▶ WRITTEN PROBLEM:
Emit the exact text of every line from the line with "Clone this chart in matplotlib." to the line with "1.69, 1.75, 1.79, 1.84, 1.85, 1.85]", both ends included. No other output is expected.

▶ EXERCISE INPUTS:
+--
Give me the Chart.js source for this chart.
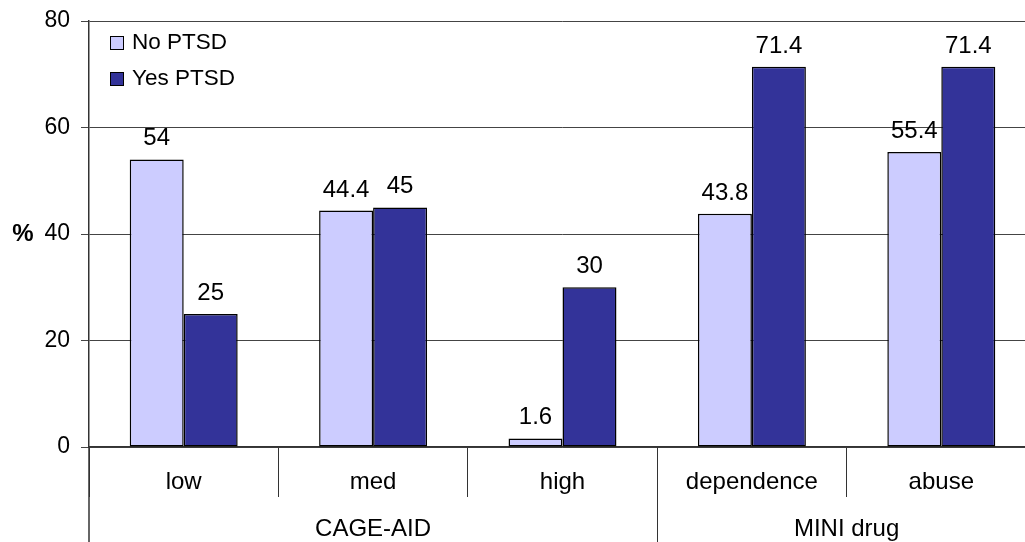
+--
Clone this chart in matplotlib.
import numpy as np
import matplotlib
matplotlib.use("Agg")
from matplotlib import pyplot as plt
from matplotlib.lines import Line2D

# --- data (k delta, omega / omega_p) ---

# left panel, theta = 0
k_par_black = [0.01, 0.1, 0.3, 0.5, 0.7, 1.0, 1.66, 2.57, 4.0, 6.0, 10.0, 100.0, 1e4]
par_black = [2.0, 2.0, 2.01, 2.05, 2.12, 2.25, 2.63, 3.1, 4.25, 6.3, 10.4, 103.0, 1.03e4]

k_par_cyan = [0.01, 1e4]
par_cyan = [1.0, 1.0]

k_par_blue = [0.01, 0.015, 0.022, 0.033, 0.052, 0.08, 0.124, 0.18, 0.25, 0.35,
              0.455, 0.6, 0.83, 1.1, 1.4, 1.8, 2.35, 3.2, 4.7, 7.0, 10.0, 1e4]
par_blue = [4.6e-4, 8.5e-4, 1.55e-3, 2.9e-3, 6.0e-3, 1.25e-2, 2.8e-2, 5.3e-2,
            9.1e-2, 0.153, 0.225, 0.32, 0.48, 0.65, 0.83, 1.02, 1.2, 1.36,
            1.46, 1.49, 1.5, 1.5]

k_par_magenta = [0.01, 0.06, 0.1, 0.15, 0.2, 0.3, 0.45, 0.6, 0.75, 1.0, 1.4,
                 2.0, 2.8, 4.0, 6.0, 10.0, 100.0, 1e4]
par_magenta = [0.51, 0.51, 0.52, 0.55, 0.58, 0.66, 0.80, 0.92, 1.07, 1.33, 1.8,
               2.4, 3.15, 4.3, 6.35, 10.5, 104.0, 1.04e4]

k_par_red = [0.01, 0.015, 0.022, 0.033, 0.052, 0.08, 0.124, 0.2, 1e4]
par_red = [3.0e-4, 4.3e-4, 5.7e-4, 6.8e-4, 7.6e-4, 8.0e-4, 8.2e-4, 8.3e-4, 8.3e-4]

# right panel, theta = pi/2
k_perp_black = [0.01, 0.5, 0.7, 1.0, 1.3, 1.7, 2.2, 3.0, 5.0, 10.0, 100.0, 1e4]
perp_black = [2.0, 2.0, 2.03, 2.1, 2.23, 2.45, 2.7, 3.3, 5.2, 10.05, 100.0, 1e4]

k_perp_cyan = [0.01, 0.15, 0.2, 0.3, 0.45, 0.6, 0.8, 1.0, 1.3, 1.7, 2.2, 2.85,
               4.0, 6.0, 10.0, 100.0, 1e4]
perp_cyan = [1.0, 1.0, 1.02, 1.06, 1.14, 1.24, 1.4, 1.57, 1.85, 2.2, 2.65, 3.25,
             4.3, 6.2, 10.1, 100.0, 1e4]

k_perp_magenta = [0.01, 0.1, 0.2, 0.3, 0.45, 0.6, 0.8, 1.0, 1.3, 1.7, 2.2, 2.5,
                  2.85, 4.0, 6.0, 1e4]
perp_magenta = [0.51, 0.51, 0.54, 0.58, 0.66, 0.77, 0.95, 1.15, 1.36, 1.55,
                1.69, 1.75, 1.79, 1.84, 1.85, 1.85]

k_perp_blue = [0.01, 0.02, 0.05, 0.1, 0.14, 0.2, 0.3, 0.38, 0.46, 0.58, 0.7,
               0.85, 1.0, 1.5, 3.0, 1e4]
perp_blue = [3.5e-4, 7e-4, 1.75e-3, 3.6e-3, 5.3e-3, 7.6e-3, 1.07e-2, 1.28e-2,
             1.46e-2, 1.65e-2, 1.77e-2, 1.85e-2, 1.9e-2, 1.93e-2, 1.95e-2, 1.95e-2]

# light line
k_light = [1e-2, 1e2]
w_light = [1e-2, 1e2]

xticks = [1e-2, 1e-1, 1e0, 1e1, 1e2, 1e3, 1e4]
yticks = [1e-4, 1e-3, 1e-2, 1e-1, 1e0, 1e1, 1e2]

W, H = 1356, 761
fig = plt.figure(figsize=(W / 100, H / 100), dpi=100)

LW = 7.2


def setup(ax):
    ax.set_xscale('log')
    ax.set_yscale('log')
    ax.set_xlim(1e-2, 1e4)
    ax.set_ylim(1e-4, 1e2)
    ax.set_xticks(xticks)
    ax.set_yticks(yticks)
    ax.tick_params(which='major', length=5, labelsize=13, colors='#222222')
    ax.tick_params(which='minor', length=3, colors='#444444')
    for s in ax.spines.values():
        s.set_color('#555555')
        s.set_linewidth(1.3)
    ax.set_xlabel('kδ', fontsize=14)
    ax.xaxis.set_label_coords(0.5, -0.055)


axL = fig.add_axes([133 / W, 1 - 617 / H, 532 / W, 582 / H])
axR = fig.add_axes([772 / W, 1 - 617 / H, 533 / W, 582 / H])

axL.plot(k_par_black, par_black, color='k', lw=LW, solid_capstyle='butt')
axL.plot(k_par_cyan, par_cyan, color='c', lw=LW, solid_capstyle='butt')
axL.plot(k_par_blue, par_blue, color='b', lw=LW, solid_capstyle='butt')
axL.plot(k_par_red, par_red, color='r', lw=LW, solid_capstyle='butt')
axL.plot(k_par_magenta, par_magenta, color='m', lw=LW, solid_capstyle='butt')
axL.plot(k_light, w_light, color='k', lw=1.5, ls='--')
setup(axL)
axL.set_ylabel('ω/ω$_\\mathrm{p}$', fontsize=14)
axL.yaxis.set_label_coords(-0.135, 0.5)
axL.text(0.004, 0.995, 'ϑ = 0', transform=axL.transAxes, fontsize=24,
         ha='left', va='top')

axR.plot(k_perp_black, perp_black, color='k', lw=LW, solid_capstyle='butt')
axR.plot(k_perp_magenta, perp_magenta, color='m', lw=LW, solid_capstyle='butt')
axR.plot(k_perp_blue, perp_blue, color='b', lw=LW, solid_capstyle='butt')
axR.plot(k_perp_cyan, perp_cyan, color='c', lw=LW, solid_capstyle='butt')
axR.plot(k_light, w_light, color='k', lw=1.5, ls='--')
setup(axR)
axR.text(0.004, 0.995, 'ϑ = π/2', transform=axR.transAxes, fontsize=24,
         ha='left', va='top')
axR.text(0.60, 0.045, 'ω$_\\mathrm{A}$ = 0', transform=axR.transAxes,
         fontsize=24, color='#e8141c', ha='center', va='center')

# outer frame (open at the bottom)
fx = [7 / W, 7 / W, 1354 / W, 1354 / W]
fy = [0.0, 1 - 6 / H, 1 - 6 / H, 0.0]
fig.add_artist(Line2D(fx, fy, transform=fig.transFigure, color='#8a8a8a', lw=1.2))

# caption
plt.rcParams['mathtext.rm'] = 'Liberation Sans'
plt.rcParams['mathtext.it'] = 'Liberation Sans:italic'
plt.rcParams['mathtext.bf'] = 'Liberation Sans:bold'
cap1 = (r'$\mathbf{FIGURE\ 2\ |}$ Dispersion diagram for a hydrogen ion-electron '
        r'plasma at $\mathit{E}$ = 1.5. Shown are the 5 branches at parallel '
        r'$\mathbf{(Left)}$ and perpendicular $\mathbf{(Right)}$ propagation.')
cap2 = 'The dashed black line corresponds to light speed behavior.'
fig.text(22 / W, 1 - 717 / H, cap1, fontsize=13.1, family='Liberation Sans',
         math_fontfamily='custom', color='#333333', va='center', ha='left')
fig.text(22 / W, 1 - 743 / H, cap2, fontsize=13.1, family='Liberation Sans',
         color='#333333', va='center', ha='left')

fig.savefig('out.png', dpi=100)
+--
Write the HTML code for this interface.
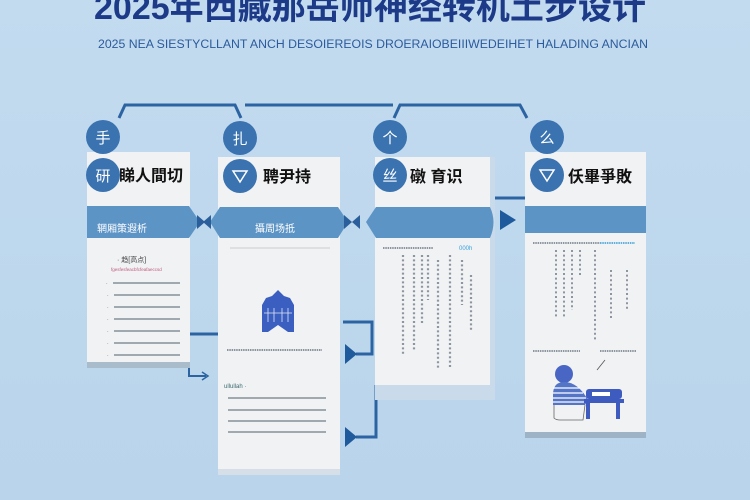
+--
▶ SOLUTION FOR THIS PROBLEM:
Clone this chart in matplotlib.
import numpy as np
import matplotlib
matplotlib.use("Agg")
from matplotlib import pyplot as plt
from matplotlib.lines import Line2D

# --- data (k delta, omega / omega_p) ---

# left panel, theta = 0
k_par_black = [0.01, 0.1, 0.3, 0.5, 0.7, 1.0, 1.66, 2.57, 4.0, 6.0, 10.0, 100.0, 1e4]
par_black = [2.0, 2.0, 2.01, 2.05, 2.12, 2.25, 2.63, 3.1, 4.25, 6.3, 10.4, 103.0, 1.03e4]

k_par_cyan = [0.01, 1e4]
par_cyan = [1.0, 1.0]

k_par_blue = [0.01, 0.015, 0.022, 0.033, 0.052, 0.08, 0.124, 0.18, 0.25, 0.35,
              0.455, 0.6, 0.83, 1.1, 1.4, 1.8, 2.35, 3.2, 4.7, 7.0, 10.0, 1e4]
par_blue = [4.6e-4, 8.5e-4, 1.55e-3, 2.9e-3, 6.0e-3, 1.25e-2, 2.8e-2, 5.3e-2,
            9.1e-2, 0.153, 0.225, 0.32, 0.48, 0.65, 0.83, 1.02, 1.2, 1.36,
            1.46, 1.49, 1.5, 1.5]

k_par_magenta = [0.01, 0.06, 0.1, 0.15, 0.2, 0.3, 0.45, 0.6, 0.75, 1.0, 1.4,
                 2.0, 2.8, 4.0, 6.0, 10.0, 100.0, 1e4]
par_magenta = [0.51, 0.51, 0.52, 0.55, 0.58, 0.66, 0.80, 0.92, 1.07, 1.33, 1.8,
               2.4, 3.15, 4.3, 6.35, 10.5, 104.0, 1.04e4]

k_par_red = [0.01, 0.015, 0.022, 0.033, 0.052, 0.08, 0.124, 0.2, 1e4]
par_red = [3.0e-4, 4.3e-4, 5.7e-4, 6.8e-4, 7.6e-4, 8.0e-4, 8.2e-4, 8.3e-4, 8.3e-4]

# right panel, theta = pi/2
k_perp_black = [0.01, 0.5, 0.7, 1.0, 1.3, 1.7, 2.2, 3.0, 5.0, 10.0, 100.0, 1e4]
perp_black = [2.0, 2.0, 2.03, 2.1, 2.23, 2.45, 2.7, 3.3, 5.2, 10.05, 100.0, 1e4]

k_perp_cyan = [0.01, 0.15, 0.2, 0.3, 0.45, 0.6, 0.8, 1.0, 1.3, 1.7, 2.2, 2.85,
               4.0, 6.0, 10.0, 100.0, 1e4]
perp_cyan = [1.0, 1.0, 1.02, 1.06, 1.14, 1.24, 1.4, 1.57, 1.85, 2.2, 2.65, 3.25,
             4.3, 6.2, 10.1, 100.0, 1e4]

k_perp_magenta = [0.01, 0.1, 0.2, 0.3, 0.45, 0.6, 0.8, 1.0, 1.3, 1.7, 2.2, 2.5,
                  2.85, 4.0, 6.0, 1e4]
perp_magenta = [0.51, 0.51, 0.54, 0.58, 0.66, 0.77, 0.95, 1.15, 1.36, 1.55,
                1.69, 1.75, 1.79, 1.84, 1.85, 1.85]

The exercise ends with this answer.